O ministro português apontou quatro razões que levaram à tomada de decisão sobre o Kosovo: a primeira das quais foi “a situação de facto”, uma vez que, depois da independência ter sido reconhecida por um total de 47 países, 21 deles membros da União Europeia e 21 membros da NATO, “é convicção do governo português que a independência do Kosovo se tornou um facto irreversível e não se vislumbra qualquer outro tipo de solução realista”.
Deve ter sido o mesmo princípio que, em 1975, levou o Governo de Lisboa a reconhecer o MPLA como legítimo e único governo de Angola, embora tenha assinado acordos com a FNLA e a UNITA. O resultado ficou à vista nos milhares e milhares de mortos da guerra civil.
Como segunda razão, Luís Amado referiu que “o problema é político e não jurídico”, afirmando que “o direito não pode por si só resolver uma questão com a densidade histórica e política desta”. Amado sublinhou, no entanto, que “não sendo um problema jurídico tem uma dimensão jurídica de enorme complexidade”, pelo que “o governo português sempre apoiou a intenção sérvia de apresentar a questão ao Tribunal Internacional de Justiça das Nações Unidas”.
Ora aí está. Cabinda (se é que os governantes portugueses sabem alguma coisa sobre o assunto) também é um problema político e não jurídico, “embora tenha uma dimensão jurídica de enorme complexidade”.
“O reforço da responsabilidade da União Europeia”, foi a terceira razão apontada pelo chefe da diplomacia portuguesa. Luís Amado considerou que a situação nos Balcãs “é um problema europeu e a UE tem de assumir um papel muito destacado”, referindo igualmente que a assinatura de acordos de associação com a Bósnia, o Montenegro e a Sérvia “acentuou muito nos últimos meses a perspectiva europeia de toda a região”.

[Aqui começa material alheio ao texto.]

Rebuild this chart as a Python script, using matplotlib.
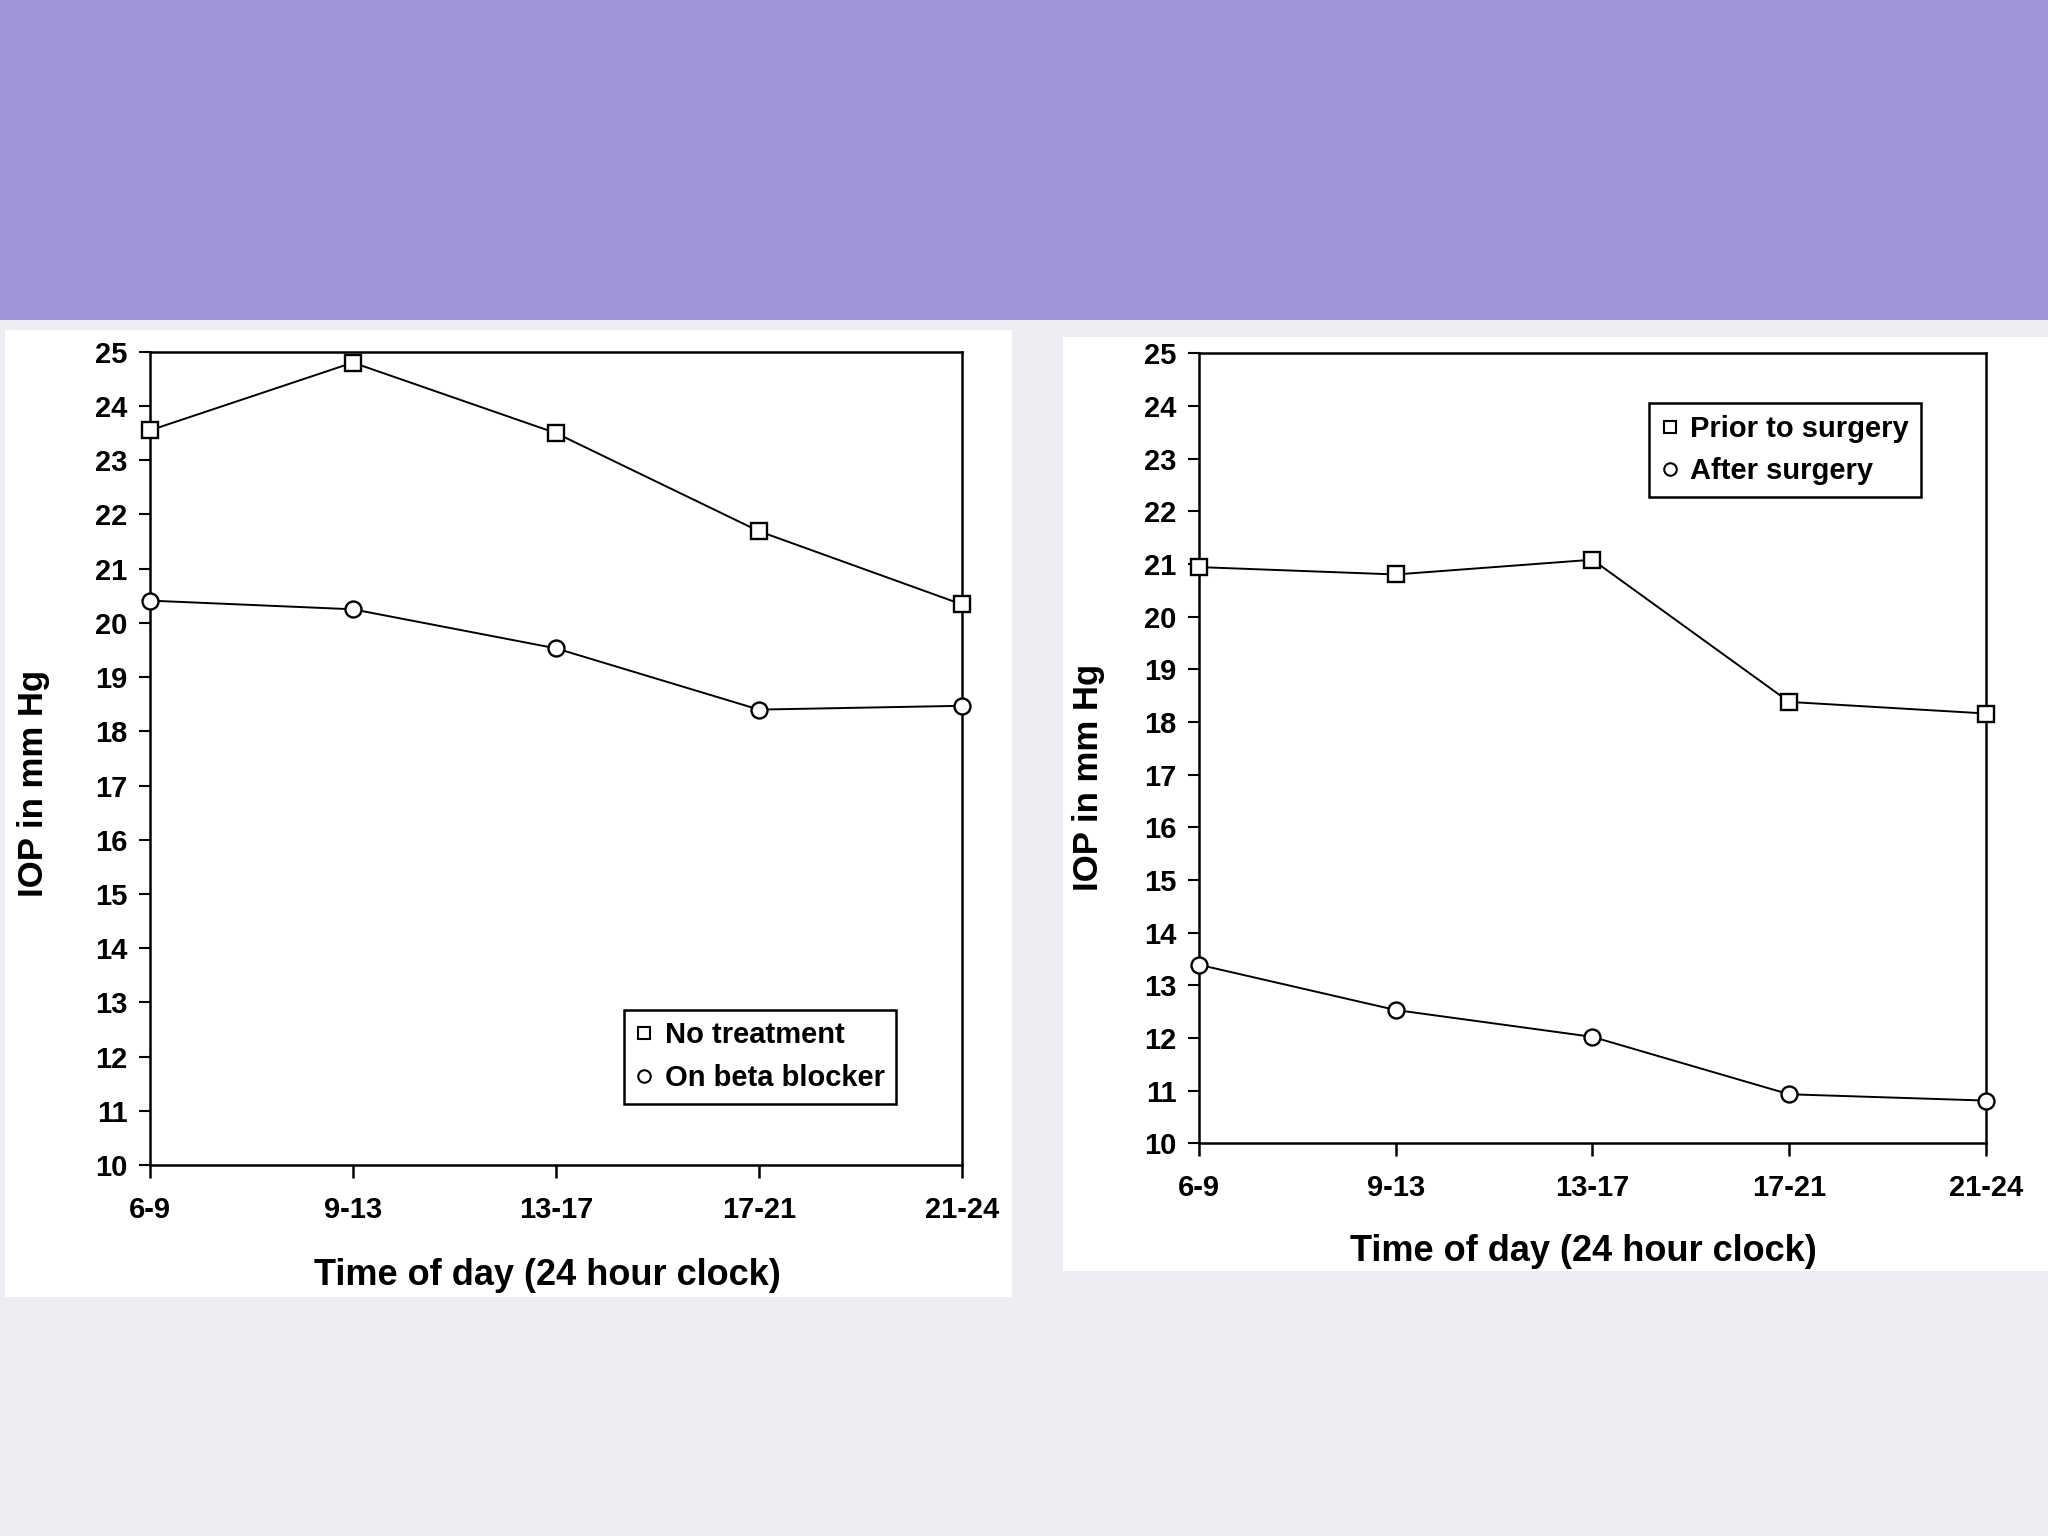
import matplotlib.pyplot as plt
from matplotlib.lines import Line2D
from matplotlib.patches import Rectangle

# data
times = ['6-9', '9-13', '13-17', '17-21', '21-24']
no_treatment = [23.55, 24.8, 23.5, 21.69, 20.34]
beta_blocker = [20.41, 20.25, 19.53, 18.4, 18.47]
prior_surgery = [20.94, 20.8, 21.08, 18.38, 18.16]
after_surgery = [13.39, 12.53, 12.02, 10.93, 10.81]
yticks = list(range(10, 26))

plt.rcParams['font.family'] = ['Liberation Sans', 'DejaVu Sans']

fig = plt.figure(figsize=(20.48, 15.36), dpi=100)
fig.patch.set_facecolor('#eeedf4')

# slide decoration: purple band and white panels
for xy, w, h, c in [((0, 0.7917), 1, 0.2083, '#a194d8'),
                    ((0.0024, 0.1556), 0.4917, 0.6296, 'white'),
                    ((0.519, 0.1725), 0.481, 0.608, 'white')]:
    fig.patches.append(Rectangle(xy, w, h, transform=fig.transFigure,
                                 facecolor=c, edgecolor='none', zorder=-5))


def panel(rect, top, bottom, labels, legend_anchor, ylab_xy, xlab_xy):
    ax = fig.add_axes(rect)
    x = range(len(times))
    ax.plot(x, top, color='black', lw=1.4, marker='s', ms=11.5, mfc='white',
            mec='black', mew=1.7, clip_on=False, zorder=3)
    ax.plot(x, bottom, color='black', lw=1.4, marker='o', ms=11.5, mfc='white',
            mec='black', mew=1.7, clip_on=False, zorder=3)
    ax.set_xlim(0, len(times) - 1)
    ax.set_ylim(10, 25)
    ax.set_xticks(list(x))
    ax.set_xticklabels(times)
    ax.set_yticks(yticks)
    ax.tick_params(axis='x', length=9, width=1.8, pad=13, labelsize=21)
    ax.tick_params(axis='y', length=8, width=1.5, pad=8, labelsize=21)
    for lab in ax.get_xticklabels() + ax.get_yticklabels():
        lab.set_fontweight('bold')
    for s in ax.spines.values():
        s.set_linewidth(1.8)
    ax.set_ylabel('IOP in mm Hg', fontsize=25, fontweight='bold')
    ax.yaxis.set_label_coords(*ylab_xy)
    ax.set_xlabel('Time of day (24 hour clock)', fontsize=26, fontweight='bold')
    ax.xaxis.set_label_coords(*xlab_xy)
    handles = [Line2D([], [], ls='none', marker='s', ms=9, mfc='white', mec='black', mew=1.5),
               Line2D([], [], ls='none', marker='o', ms=9, mfc='white', mec='black', mew=1.5)]
    leg = ax.legend(handles, labels, loc='upper right', bbox_to_anchor=legend_anchor,
                    borderaxespad=0, fancybox=False, edgecolor='black', framealpha=1,
                    handlelength=0.6, handletextpad=0.4, borderpad=0.4, labelspacing=0.5,
                    prop={'size': 21, 'weight': 'bold'})
    leg.get_frame().set_linewidth(1.8)
    return ax


panel([0.0732, 0.2415, 0.3965, 0.5295], no_treatment, beta_blocker,
      ['No treatment', 'On beta blocker'], (0.919, 0.191), (-0.123, 0.469), (0.49, -0.114))
panel([0.5854, 0.2557, 0.3843, 0.5143], prior_surgery, after_surgery,
      ['Prior to surgery', 'After surgery'], (0.917, 0.937), (-0.119, 0.463), (0.489, -0.115))

fig.savefig('out.png', dpi=100, facecolor=fig.get_facecolor())
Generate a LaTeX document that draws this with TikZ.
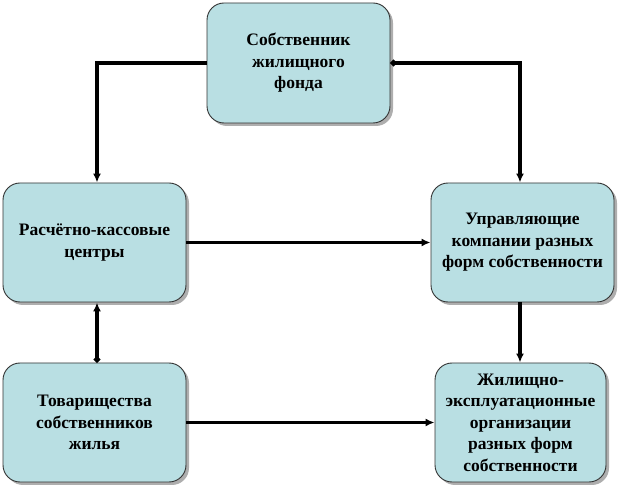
\documentclass[tikz,border=0pt]{standalone}
\usepackage{fontspec}
\setmainfont{Liberation Serif}
\usetikzlibrary{arrows.meta,shadows}
\definecolor{boxfill}{HTML}{B9DFE3}
\begin{document}
\begin{tikzpicture}[x=1pt,y=-1pt,
  box/.style={draw=black!80,line width=0.9pt,fill=boxfill,rounded corners=17pt,
    align=center,font=\bfseries\fontsize{17.5}{21.5}\selectfont,inner sep=0pt,
    drop shadow={shadow xshift=3pt,shadow yshift=-3pt,fill=black!45,opacity=0.7}},
  conn/.style={line width=3.2pt,-{Latex[length=9pt,width=8pt]}},
  dotconn/.style={line width=3.2pt,{Circle[length=6pt]}-{Latex[length=9pt,width=8pt]}}]
\useasboundingbox (0,0) rectangle (622,486);
\node[box,minimum width=183pt,minimum height=120pt] (own) at (298.5,63) {Собственник\\жилищного\\фонда};
\node[box,minimum width=183pt,minimum height=119pt] (rkc) at (94.5,242.5) {Расчётно-кассовые\\центры};
\node[box,minimum width=183pt,minimum height=119pt] (uk) at (522.5,242.5) {Управляющие\\компании разных\\форм собственности};
\node[box,minimum width=183pt,minimum height=119pt] (tsj) at (94.5,422.5) {Товарищества\\собственников\\жилья};
\node[box,minimum width=171pt,minimum height=119pt] (geo) at (520.5,422.5) {Жилищно-\\эксплуатационные\\организации\\разных форм\\собственности};
\coordinate (c1) at (97,63);
\coordinate (c2) at (520,63);
\draw[conn] (own.west) -- (c1) -- (rkc.north -| c1);
\draw[dotconn] (own.east) -- (c2) -- (uk.north -| c2);
\draw[conn] (rkc.east) -- (uk.west);
\draw[conn] (uk.south -| c2) -- (geo.north -| c2);
\draw[dotconn] (tsj.north -| c1) -- (rkc.south -| c1);
\draw[conn] (tsj.east) -- (geo.west);
\end{tikzpicture}
\end{document}
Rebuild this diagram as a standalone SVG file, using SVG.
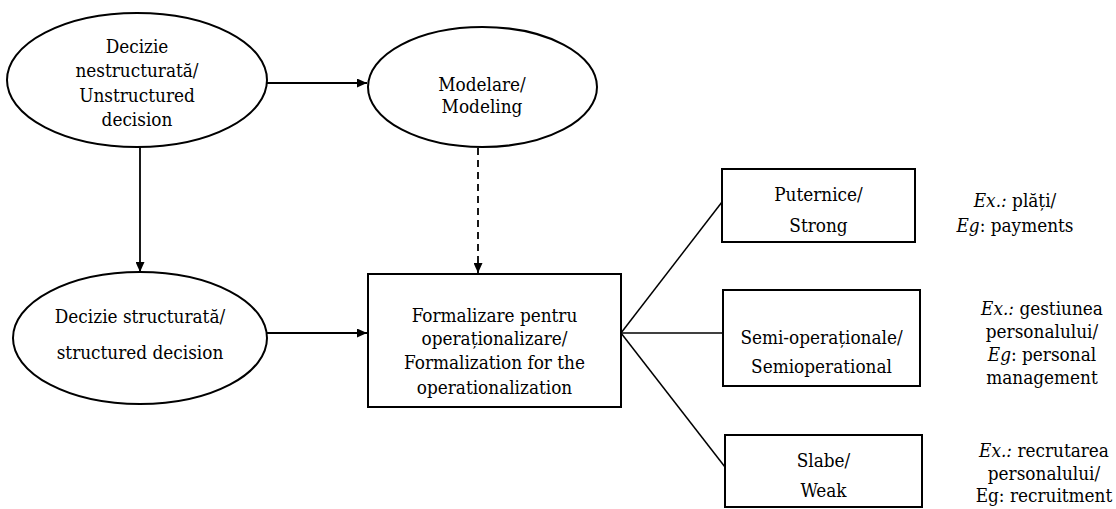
<svg xmlns="http://www.w3.org/2000/svg" width="1116" height="509" viewBox="0 0 1116 509">
<defs>
<style>
.shape{fill:#fff;stroke:#000;stroke-width:2}
.t{font-family:'DejaVu Serif Condensed','DejaVu Serif',serif;font-stretch:condensed;font-size:18.8px;fill:#000;text-anchor:middle}
.c{fill:none;stroke:#000;stroke-width:1.8}
.b{fill:none;stroke:#000;stroke-width:1.5}
.d{fill:none;stroke:#000;stroke-width:1.8;stroke-dasharray:7 5}
</style>
<marker id="ah" markerUnits="userSpaceOnUse" markerWidth="11" markerHeight="9" refX="10" refY="4.5" orient="auto">
<path d="M0,0 L10,4.5 L0,9 z" fill="#000"/>
</marker>
</defs>
<rect width="1116" height="509" fill="#fff"/>
<g id="connectors">
<line class="c" x1="267" y1="83" x2="367" y2="83" marker-end="url(#ah)"/>
<line class="c" x1="140" y1="147" x2="140" y2="272" marker-end="url(#ah)"/>
<line class="d" x1="478" y1="148" x2="478" y2="273" marker-end="url(#ah)"/>
<line class="c" x1="267" y1="333" x2="367" y2="333" marker-end="url(#ah)"/>
<line class="b" x1="621" y1="333" x2="722" y2="202"/>
<line class="b" x1="621" y1="333" x2="724" y2="333"/>
<line class="b" x1="621" y1="333" x2="725" y2="467"/>
</g>
<g id="n-unstructured">
<ellipse class="shape" cx="137" cy="80" rx="130" ry="67"/>
<text class="t" x="137" y="53">Decizie</text>
<text class="t" x="137" y="77">nestructurată/</text>
<text class="t" x="137" y="102">Unstructured</text>
<text class="t" x="137" y="126">decision</text>
</g>
<g id="n-modelare">
<ellipse class="shape" cx="482.5" cy="87" rx="114.5" ry="60"/>
<text class="t" x="482" y="91">Modelare/</text>
<text class="t" x="482" y="113">Modeling</text>
</g>
<g id="n-structured">
<ellipse class="shape" cx="140" cy="338" rx="127" ry="66"/>
<text class="t" x="140" y="323">Decizie structurată/</text>
<text class="t" x="140" y="359">structured decision</text>
</g>
<g id="n-formalizare">
<rect class="shape" x="368" y="274" width="253" height="133"/>
<text class="t" x="494.5" y="322">Formalizare pentru</text>
<text class="t" x="494.5" y="345">operaționalizare/</text>
<text class="t" x="494.5" y="369">Formalization for the</text>
<text class="t" x="494.5" y="394">operationalization</text>
</g>
<g id="n-puternice">
<rect class="shape" x="722" y="169" width="193" height="73"/>
<text class="t" x="818.5" y="201">Puternice/</text>
<text class="t" x="818.5" y="232">Strong</text>
</g>
<g id="n-semi">
<rect class="shape" x="723" y="290" width="197" height="96"/>
<text class="t" x="821.5" y="344">Semi-operaționale/</text>
<text class="t" x="821.5" y="373">Semioperational</text>
</g>
<g id="n-slabe">
<rect class="shape" x="725" y="435" width="197" height="72"/>
<text class="t" x="823.5" y="467">Slabe/</text>
<text class="t" x="823.5" y="497">Weak</text>
</g>
<g id="ex-puternice">
<text class="t" x="1015" y="207"><tspan font-style="italic">Ex.:</tspan> plăți/</text>
<text class="t" x="1015" y="232"><tspan font-style="italic">Eg</tspan>: payments</text>
</g>
<g id="ex-semi">
<text class="t" x="1042" y="315"><tspan font-style="italic">Ex.:</tspan> gestiunea</text>
<text class="t" x="1042" y="338">personalului/</text>
<text class="t" x="1042" y="361"><tspan font-style="italic">Eg</tspan>: personal</text>
<text class="t" x="1042" y="384">management</text>
</g>
<g id="ex-slabe">
<text class="t" x="1044" y="457"><tspan font-style="italic">Ex.:</tspan> recrutarea</text>
<text class="t" x="1044" y="480">personalului/</text>
<text class="t" x="1044" y="502">Eg: recruitment</text>
</g>
</svg>
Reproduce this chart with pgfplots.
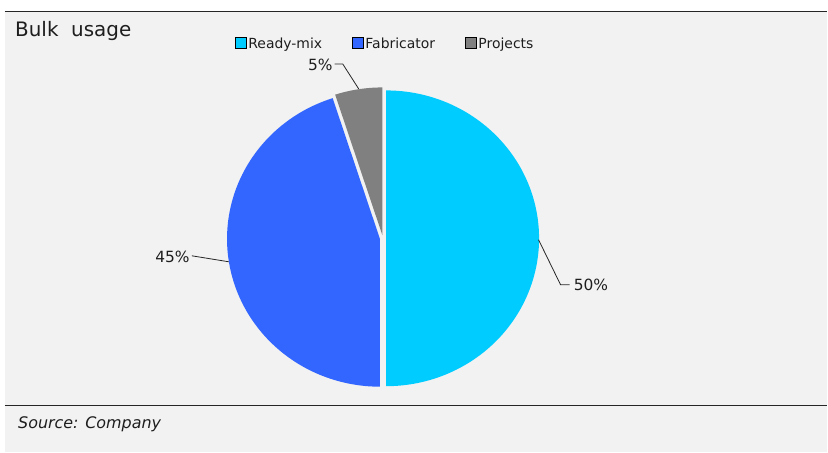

No caso de Cabinda, a União Europeia nada tem a ver. Tem, no entanto, a CPLP (Comunidade dos Países de Língua Portuguesa) onde – desculpem a nossa ingenuidade – Portugal desempenha um papel importante.
O ministro português frisou ainda que Portugal, ao contrário dos restantes países da UE que não reconheceram o Kosovo, não tem problemas internos que justificassem as reticências. Pois. Os que tinha (Cabinda é, pelo menos de jure, um problema português) varreu-os para debaixo do tapete.
Como última razão, indicou a “mudança de contexto geopolítico que entretanto se verificou” com o conflito entre a Rússia e a Geórgia e a declaração de independência das regiões georgianas separatistas da Abkházia e da Ossétia do Sul que Moscovo reconheceu entretanto.
Isto quer dizer que, segundo Lisboa, no actual contexto geopolítico, Cabinda é Angola. Amanhã, mudando o contexto geopolítico, Portugal pensará de forma diferente. Ou seja, a coerência é feita ao sabor do acaso, dos interesses unilaterais.